Financial Elder Abuse
The court reviewed the plaintiff's claim of financial elder abuse under California's Elder Abuse and Dependent Adult Civil Protection Act. The plaintiff alleged that ORM engaged in financial elder abuse by failing to provide Robert with adequate information about alternative mortgage options and by directing him to transfer property into joint tenancy with Lynne. The court noted that previous cases had established that financial elder abuse claims could arise from wrongful conduct, including fraudulent actions. However, the court found that the plaintiff's allegations did not indicate any fraudulent intent or bad faith on ORM's part. The court emphasized that the mere assertion that ORM "knew or should have known" of Lynne's alleged abuse was a legal conclusion that lacked factual support.

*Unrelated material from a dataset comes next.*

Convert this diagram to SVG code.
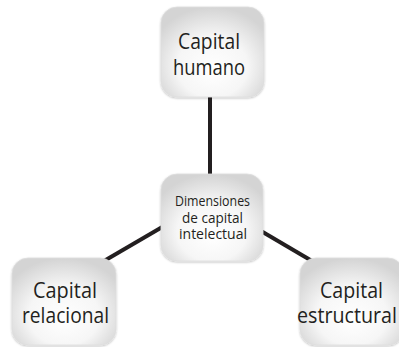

As there was no indication of wrongful conduct by ORM, the court dismissed the claim of financial elder abuse with leave to amend.
Unfair Competition Law
In examining the plaintiff's claim under California's Unfair Competition Law (UCL), the court noted that the UCL prohibits unlawful, unfair, or fraudulent business acts. The plaintiff's allegations against the defendants were based on their actions related to the reverse mortgage, asserting that they approved and profited from a mortgage for an elderly person without adequately informing him of his options. However, the court pointed out that the plaintiff failed to identify a specific section of the UCL that was violated or provide factual details supporting her claim. The court emphasized that merely alleging a violation of the UCL without sufficient factual context does not meet the pleading requirements. As a result, the court dismissed the UCL claim with leave to amend, allowing the plaintiff the opportunity to clarify her allegations and provide the necessary specificity.
Conclusion
The court ultimately granted the defendants' motions to dismiss, finding that the plaintiff's claims were time-barred and inadequately pleaded. While the court dismissed all claims, it allowed the plaintiff leave to amend her complaint within thirty days. The court advised the plaintiff that she could not add new claims or parties without obtaining consent or leave of court. The dismissal underscored the importance of meeting pleading standards and the necessity for claims to be filed within the appropriate statute of limitations, while also emphasizing the potential for plaintiffs to correct deficiencies through amendment.